TASK DESCRIPTION -
Copy out each line of the material below that holds the string "with".

========

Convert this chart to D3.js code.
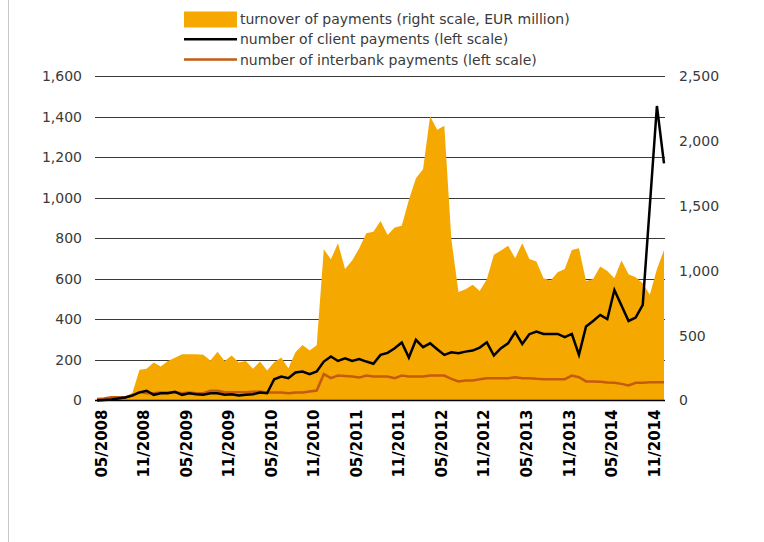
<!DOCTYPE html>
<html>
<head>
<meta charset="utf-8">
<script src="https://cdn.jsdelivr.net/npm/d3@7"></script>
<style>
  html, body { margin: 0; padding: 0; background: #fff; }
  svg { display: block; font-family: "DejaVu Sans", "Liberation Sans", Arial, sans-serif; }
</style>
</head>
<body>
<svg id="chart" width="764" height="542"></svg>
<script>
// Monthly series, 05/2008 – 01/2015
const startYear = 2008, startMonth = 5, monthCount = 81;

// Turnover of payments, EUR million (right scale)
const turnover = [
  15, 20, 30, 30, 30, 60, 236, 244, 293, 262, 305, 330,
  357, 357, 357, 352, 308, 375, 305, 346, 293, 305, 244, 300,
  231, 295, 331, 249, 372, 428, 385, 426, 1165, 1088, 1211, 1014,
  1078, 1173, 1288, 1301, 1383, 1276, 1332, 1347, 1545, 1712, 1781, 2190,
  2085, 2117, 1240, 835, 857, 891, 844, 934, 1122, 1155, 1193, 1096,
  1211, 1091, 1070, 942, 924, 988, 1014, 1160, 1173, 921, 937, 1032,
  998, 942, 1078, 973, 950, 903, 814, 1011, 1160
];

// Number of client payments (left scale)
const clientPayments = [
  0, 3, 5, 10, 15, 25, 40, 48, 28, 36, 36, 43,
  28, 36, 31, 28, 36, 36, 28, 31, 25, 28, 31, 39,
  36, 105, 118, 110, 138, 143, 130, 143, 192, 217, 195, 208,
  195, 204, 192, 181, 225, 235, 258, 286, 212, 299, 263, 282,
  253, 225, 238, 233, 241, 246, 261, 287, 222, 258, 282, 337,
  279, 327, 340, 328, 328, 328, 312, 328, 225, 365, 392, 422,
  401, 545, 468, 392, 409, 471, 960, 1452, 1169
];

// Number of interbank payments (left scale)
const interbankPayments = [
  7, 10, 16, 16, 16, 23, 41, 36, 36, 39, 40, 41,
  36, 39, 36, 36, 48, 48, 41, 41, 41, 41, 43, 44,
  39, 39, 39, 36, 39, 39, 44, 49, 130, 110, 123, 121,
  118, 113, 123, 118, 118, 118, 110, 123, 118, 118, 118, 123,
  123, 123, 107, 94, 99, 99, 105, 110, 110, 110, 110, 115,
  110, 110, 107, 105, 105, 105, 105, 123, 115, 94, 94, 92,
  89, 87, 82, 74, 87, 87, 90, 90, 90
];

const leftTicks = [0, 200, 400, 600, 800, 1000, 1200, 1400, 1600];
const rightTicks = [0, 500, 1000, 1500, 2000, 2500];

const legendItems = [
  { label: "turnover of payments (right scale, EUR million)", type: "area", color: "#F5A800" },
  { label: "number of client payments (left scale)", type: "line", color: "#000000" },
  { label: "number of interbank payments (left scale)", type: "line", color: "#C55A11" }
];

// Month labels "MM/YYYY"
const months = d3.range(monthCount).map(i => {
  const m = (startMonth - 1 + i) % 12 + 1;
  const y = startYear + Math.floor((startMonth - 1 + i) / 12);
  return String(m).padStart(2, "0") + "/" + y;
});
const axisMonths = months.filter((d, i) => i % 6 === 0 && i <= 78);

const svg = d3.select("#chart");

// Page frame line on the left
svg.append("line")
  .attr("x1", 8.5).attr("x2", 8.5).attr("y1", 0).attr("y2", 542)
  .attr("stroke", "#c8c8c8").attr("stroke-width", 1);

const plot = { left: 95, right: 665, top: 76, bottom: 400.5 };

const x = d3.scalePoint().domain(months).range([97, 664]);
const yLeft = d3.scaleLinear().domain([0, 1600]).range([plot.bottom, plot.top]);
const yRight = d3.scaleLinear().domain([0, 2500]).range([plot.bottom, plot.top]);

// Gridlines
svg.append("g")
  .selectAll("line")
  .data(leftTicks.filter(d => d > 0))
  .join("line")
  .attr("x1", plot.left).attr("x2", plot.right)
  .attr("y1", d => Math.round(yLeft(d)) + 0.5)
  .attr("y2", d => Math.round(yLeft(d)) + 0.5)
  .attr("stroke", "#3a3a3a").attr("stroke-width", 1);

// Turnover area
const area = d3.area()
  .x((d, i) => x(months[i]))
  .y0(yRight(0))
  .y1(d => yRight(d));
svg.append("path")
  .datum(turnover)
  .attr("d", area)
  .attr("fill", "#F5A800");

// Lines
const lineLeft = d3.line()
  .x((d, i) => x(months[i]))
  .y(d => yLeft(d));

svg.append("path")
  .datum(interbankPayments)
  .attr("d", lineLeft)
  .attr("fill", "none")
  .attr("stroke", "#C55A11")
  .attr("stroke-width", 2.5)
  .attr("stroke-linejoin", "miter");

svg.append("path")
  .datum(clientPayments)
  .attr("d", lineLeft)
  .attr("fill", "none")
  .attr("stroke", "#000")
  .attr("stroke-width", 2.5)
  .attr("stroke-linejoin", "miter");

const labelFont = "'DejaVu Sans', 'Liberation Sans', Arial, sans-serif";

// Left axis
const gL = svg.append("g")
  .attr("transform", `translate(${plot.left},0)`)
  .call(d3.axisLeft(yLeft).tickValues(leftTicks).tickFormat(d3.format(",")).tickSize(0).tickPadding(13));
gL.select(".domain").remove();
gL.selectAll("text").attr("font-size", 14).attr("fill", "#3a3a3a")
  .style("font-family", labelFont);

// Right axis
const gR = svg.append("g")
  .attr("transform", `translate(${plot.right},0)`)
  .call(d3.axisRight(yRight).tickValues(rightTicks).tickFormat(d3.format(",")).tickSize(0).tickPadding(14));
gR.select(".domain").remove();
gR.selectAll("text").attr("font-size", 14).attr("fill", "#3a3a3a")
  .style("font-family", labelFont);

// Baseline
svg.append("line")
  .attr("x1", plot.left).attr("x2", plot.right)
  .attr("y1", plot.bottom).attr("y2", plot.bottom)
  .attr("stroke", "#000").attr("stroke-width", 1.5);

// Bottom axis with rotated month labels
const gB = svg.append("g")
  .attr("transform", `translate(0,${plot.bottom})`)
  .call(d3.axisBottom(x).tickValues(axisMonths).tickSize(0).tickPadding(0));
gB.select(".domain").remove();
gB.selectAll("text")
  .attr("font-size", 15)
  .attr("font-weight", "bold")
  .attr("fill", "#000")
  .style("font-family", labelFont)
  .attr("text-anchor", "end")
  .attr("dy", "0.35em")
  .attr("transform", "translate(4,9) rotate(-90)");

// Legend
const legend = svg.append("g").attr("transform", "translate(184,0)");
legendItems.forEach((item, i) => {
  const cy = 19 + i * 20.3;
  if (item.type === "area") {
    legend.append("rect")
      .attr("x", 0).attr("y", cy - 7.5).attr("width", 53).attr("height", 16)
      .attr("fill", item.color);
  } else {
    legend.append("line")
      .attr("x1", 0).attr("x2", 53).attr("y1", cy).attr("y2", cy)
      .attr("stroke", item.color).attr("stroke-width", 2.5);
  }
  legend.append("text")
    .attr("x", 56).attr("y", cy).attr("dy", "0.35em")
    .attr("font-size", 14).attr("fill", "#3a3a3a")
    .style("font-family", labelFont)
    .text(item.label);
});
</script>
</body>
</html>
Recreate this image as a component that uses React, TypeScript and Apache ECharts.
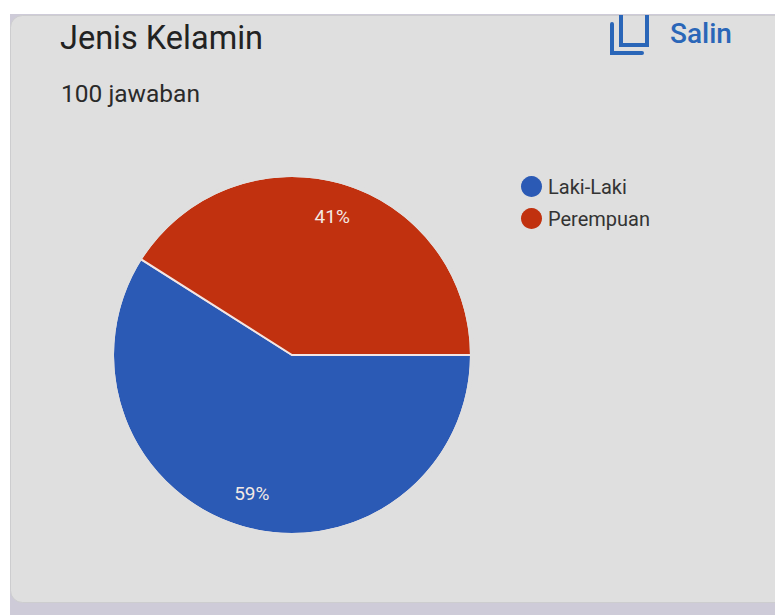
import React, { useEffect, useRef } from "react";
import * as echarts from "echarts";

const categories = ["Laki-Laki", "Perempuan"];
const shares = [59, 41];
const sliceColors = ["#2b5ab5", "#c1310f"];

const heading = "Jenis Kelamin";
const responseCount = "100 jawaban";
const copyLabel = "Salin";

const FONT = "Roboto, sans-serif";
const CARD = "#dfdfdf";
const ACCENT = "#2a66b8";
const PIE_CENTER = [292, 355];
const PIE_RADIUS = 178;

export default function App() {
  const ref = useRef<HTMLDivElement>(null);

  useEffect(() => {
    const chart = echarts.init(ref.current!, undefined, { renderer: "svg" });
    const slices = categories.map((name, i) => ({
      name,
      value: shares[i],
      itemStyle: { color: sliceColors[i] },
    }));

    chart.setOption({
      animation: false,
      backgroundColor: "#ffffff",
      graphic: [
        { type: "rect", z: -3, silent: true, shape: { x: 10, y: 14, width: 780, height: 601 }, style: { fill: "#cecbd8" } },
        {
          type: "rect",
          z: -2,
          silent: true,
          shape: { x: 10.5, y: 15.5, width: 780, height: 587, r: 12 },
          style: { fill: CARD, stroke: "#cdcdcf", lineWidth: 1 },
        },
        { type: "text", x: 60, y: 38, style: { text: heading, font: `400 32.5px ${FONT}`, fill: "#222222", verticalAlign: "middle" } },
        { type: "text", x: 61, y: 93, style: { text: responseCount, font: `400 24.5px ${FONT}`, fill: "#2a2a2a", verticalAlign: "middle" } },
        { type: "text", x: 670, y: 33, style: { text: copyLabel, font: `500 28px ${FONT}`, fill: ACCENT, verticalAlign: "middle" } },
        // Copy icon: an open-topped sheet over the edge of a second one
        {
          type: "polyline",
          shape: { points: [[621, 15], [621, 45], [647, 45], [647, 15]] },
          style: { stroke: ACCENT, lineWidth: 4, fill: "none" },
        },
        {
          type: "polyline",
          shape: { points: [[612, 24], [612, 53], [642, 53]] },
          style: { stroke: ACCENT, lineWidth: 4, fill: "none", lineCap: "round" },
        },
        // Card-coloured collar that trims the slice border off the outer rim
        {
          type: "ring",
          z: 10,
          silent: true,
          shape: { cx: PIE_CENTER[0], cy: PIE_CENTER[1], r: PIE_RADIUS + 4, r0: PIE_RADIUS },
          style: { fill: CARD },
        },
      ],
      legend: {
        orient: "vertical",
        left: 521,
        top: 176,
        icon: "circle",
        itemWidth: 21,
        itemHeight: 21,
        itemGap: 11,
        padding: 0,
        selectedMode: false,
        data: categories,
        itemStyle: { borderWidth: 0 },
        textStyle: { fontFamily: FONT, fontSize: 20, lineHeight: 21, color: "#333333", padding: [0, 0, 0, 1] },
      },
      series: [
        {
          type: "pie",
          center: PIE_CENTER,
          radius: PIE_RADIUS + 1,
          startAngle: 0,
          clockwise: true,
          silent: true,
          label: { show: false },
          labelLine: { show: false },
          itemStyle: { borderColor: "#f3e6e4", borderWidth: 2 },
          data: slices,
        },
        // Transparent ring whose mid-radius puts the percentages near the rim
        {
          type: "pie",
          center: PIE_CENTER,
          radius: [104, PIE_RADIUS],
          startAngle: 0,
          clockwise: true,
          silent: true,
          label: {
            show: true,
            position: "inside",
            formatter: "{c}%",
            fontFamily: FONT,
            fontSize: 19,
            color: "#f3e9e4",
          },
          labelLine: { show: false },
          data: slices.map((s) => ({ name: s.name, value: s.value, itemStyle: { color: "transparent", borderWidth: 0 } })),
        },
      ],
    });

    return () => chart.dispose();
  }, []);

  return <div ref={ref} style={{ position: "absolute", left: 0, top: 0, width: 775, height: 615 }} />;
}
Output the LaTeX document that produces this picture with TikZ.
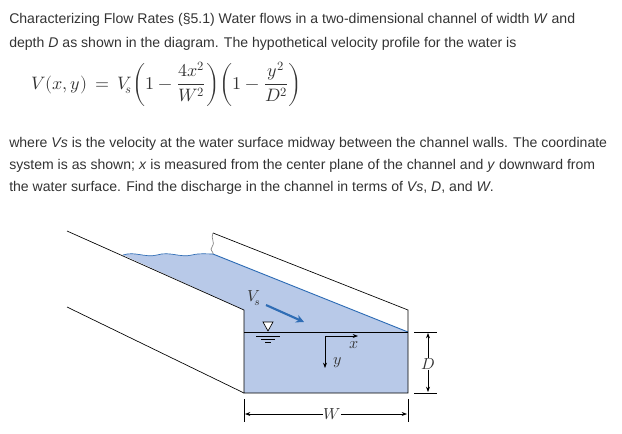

========

ANSWER TO THE EXERCISE -
// Bottom axis with rotated month labels
Output the LaTeX document that produces this picture with TikZ.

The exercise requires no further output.